== RECORD SET
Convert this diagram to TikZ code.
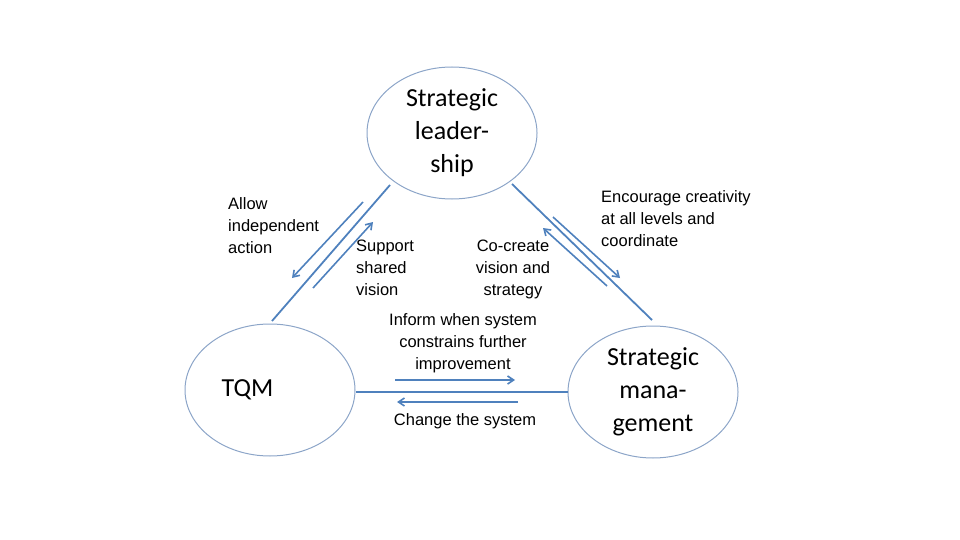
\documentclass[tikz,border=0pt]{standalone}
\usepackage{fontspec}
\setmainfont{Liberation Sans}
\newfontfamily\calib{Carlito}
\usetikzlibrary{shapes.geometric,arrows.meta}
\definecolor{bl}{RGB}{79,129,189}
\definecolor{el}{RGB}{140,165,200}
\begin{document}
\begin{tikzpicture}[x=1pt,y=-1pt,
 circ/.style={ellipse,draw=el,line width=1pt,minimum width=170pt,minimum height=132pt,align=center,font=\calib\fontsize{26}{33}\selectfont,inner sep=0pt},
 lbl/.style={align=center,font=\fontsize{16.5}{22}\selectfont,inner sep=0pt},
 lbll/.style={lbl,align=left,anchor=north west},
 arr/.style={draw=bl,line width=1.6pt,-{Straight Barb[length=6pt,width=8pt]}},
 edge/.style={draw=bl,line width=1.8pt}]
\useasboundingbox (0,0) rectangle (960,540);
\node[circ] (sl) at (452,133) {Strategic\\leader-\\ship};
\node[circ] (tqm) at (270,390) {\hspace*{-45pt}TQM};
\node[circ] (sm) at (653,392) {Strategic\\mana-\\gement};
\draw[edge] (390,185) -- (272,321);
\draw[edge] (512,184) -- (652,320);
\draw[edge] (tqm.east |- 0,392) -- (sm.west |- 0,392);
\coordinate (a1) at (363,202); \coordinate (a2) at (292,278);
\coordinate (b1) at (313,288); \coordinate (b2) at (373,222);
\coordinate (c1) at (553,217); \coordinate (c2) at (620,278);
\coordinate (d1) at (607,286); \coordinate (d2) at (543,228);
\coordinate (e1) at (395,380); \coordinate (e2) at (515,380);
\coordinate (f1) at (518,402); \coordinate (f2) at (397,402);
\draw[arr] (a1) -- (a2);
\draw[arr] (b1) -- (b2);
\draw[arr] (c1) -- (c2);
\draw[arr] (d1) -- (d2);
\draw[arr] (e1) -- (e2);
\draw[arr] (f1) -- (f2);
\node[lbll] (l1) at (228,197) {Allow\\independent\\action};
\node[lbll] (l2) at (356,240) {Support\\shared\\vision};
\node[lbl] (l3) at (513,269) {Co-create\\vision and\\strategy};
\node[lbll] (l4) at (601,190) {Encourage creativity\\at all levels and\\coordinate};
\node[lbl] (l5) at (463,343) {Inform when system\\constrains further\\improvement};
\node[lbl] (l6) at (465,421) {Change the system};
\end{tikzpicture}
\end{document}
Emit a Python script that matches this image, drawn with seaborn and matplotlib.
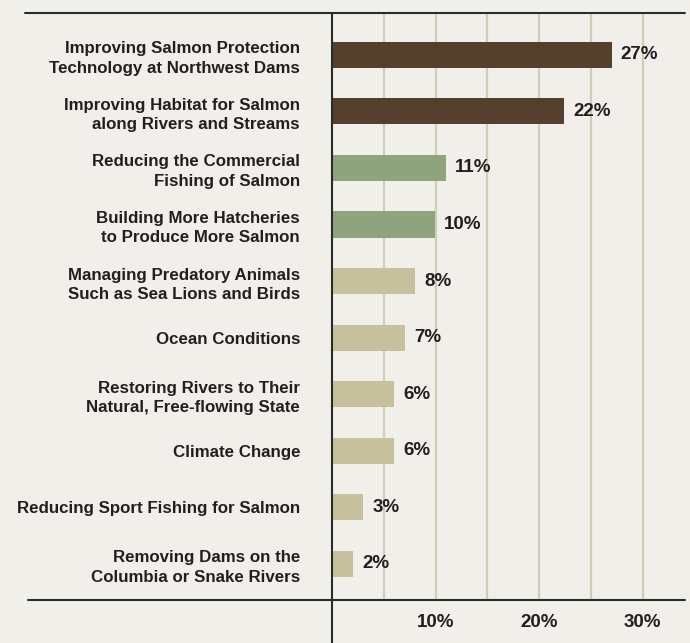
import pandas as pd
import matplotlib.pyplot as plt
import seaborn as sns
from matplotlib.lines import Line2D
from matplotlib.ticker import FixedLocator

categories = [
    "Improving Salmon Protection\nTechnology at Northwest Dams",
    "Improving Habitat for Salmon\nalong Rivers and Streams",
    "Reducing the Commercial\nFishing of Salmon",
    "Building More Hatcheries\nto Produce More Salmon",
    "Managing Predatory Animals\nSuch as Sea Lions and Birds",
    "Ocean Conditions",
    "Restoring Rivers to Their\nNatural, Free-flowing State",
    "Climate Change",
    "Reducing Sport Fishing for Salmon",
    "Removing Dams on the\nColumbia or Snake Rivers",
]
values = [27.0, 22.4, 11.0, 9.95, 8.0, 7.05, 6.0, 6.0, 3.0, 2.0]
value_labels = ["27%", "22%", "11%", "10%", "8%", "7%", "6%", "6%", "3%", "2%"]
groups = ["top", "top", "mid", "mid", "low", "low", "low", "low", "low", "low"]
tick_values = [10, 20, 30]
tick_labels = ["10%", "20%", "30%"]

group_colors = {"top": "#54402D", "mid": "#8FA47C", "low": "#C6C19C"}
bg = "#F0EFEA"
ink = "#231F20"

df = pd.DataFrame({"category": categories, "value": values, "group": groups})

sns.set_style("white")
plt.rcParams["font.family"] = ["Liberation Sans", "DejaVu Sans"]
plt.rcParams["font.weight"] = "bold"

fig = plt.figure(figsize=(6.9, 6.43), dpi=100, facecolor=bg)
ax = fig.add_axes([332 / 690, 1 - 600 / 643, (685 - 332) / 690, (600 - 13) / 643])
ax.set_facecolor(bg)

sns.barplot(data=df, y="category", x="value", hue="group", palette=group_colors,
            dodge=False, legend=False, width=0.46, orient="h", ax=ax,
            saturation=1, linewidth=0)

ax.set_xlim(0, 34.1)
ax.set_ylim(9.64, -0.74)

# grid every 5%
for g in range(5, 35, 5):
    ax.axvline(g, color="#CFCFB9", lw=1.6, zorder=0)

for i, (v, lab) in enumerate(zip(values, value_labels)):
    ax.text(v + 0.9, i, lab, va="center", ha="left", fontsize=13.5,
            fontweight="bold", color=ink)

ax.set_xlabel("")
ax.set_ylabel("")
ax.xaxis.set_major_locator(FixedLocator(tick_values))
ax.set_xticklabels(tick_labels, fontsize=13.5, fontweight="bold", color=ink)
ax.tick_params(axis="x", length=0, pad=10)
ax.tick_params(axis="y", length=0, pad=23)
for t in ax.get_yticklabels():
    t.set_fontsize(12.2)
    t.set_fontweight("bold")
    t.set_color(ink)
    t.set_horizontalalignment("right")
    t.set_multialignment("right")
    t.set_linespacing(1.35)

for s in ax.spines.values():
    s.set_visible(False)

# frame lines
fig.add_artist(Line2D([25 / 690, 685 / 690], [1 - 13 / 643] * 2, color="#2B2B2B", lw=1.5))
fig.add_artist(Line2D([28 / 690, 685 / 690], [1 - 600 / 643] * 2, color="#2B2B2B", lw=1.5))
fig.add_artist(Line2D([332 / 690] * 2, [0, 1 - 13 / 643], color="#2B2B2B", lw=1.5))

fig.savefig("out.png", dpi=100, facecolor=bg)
====
Scan the data above; copy every line where "matplotlib" appears.

> [THE COMPLETED TASK]:
Emit a Python script that matches this image, drawn with seaborn and matplotlib.
import matplotlib.pyplot as plt
from matplotlib.lines import Line2D
from matplotlib.ticker import FixedLocator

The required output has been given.